Financial planners recommend creating a milestone-based tax reserve. For instance, allocate 30 percent of total GST liability for early slabs, 40 percent for structure completion, and the remainder for finishing stages. This approach prevents last-minute liquidity crunches. With interest rates on the rise, disciplined planning can save substantial carrying costs.
Regulatory Oversight and Documentation
Authorities such as state RERA bodies and municipal corporations demand detailed cost and progress disclosures. Uploading accurate GST data helps them track project viability. If a developer defaults, these records support legal recourse. Buyers should retain tax invoices, payment receipts, and bank statements for at least six years, aligning with limitation periods for most tax assessments. Proper documentation also simplifies claiming deductions under Section 80C of the Income Tax Act for principal repayment, where applicable, and ensures capital gains calculations remain precise at the time of resale.
Large townships often form resident welfare associations (RWAs) during construction. RWAs registered under GST must charge tax on maintenance fees exceeding ₹7,500 per month per member, provided their turnover crosses ₹20 lakh. Understanding developer GST obligations helps RWAs plan future maintenance charges when the project transitions from construction to operational phase.
Frequently Asked Questions
Is GST applicable on resale of an under-construction flat?
Yes. When an allottee transfers rights in an under-construction unit before completion, the transaction is treated as a supply of service and attracts GST at the applicable rate. Both the outgoing and incoming buyer should document consideration splits to avoid double taxation.
Can I claim GST paid on my home purchase as a refund?
No. Individuals purchasing property for personal use are not eligible to claim ITC or refund because they are not registered under GST for business purposes. However, if the property is meant for renting out and the individual is registered under GST (for example, providing commercial rentals), limited credit may be possible under specific conditions.
What happens if the builder cancels the allotment?

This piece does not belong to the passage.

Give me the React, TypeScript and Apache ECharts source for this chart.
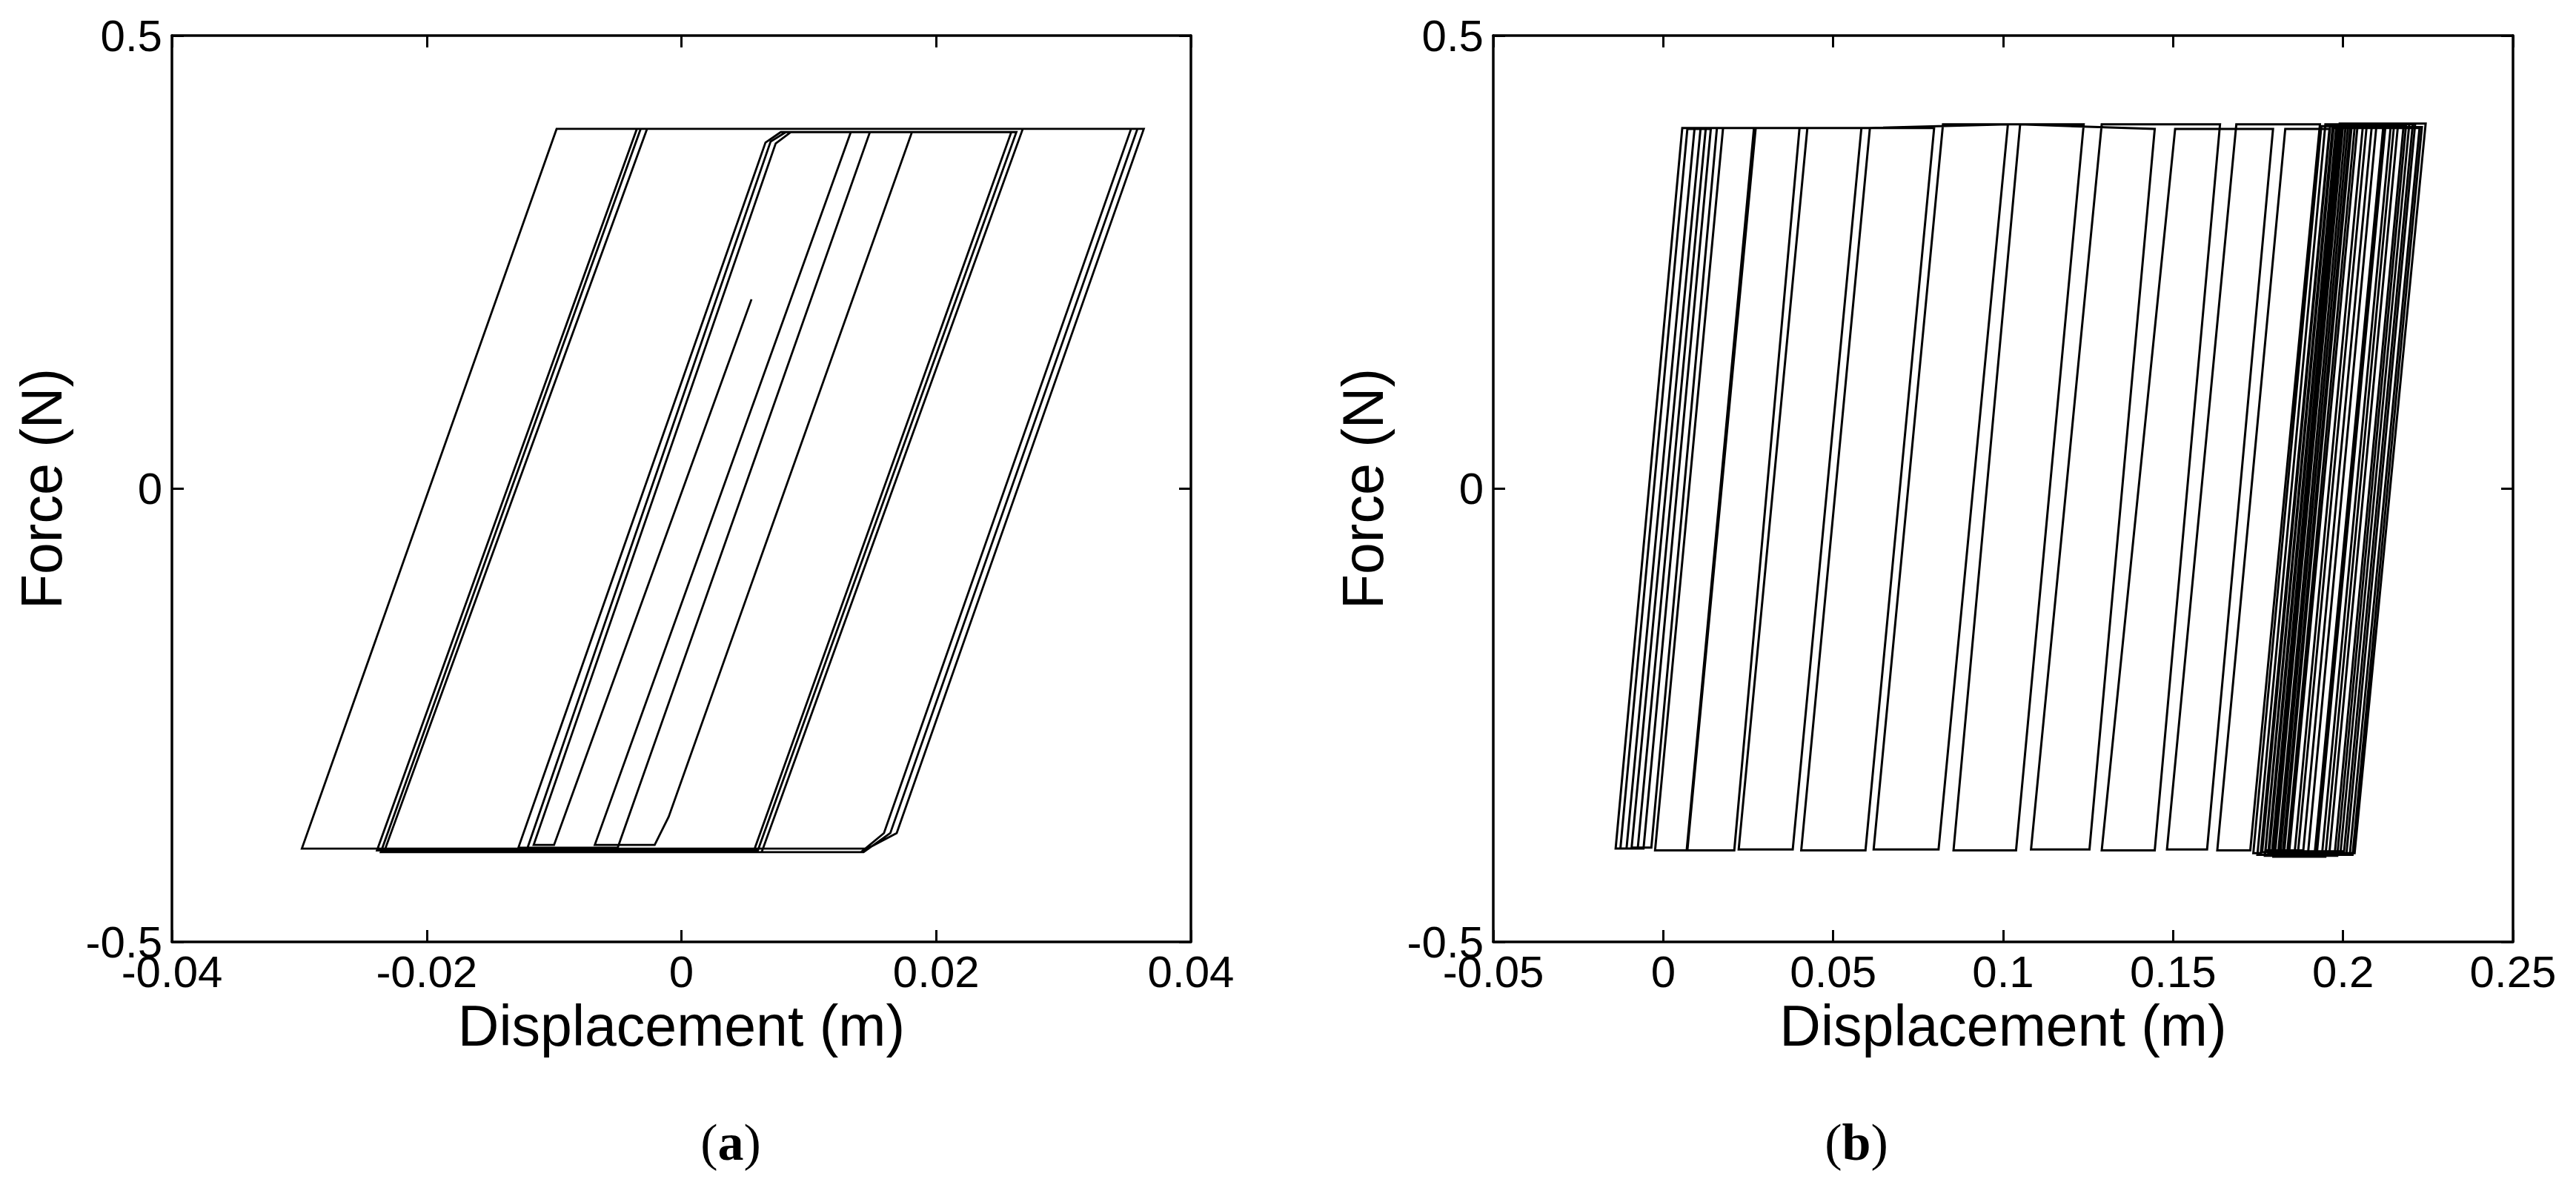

If a booking is canceled and the builder refunds the consideration, GST paid earlier can typically be adjusted through credit notes in the builder’s returns. Buyers should insist on receiving a credit note to ensure the tax component is rightfully reversed. Where a booking cancellation fee is retained, GST applies on the forfeited amount.
Strategic Checklist for Buyers and Developers
To minimize disputes and align with best practices, use the checklist below:
- Obtain written confirmation of the GST scheme opted by the builder, including filing acknowledgments.
- Cross-verify completion status through municipal portals or RERA dashboards before signing the sale deed.
- Maintain a running statement of milestone payments, indicating taxable value, GST amount, and total remitted.
- Request ITC pass-through computations for legacy projects; compare with independent cost consultant reports.
- Ensure that all add-ons—parking, clubhouse, furnishings—are either bundled transparently or invoiced separately with clear tax treatment.
Implementing these measures elevates governance, instills confidence among home buyers, and keeps cash flows predictable. Ultimately, GST compliance in residential construction is not merely about calculating tax—it is about orchestrating documentation, negotiations, and stakeholder communication in tandem with evolving regulations. Armed with precise calculations and authoritative information, stakeholders can navigate the sector’s complexities with assurance.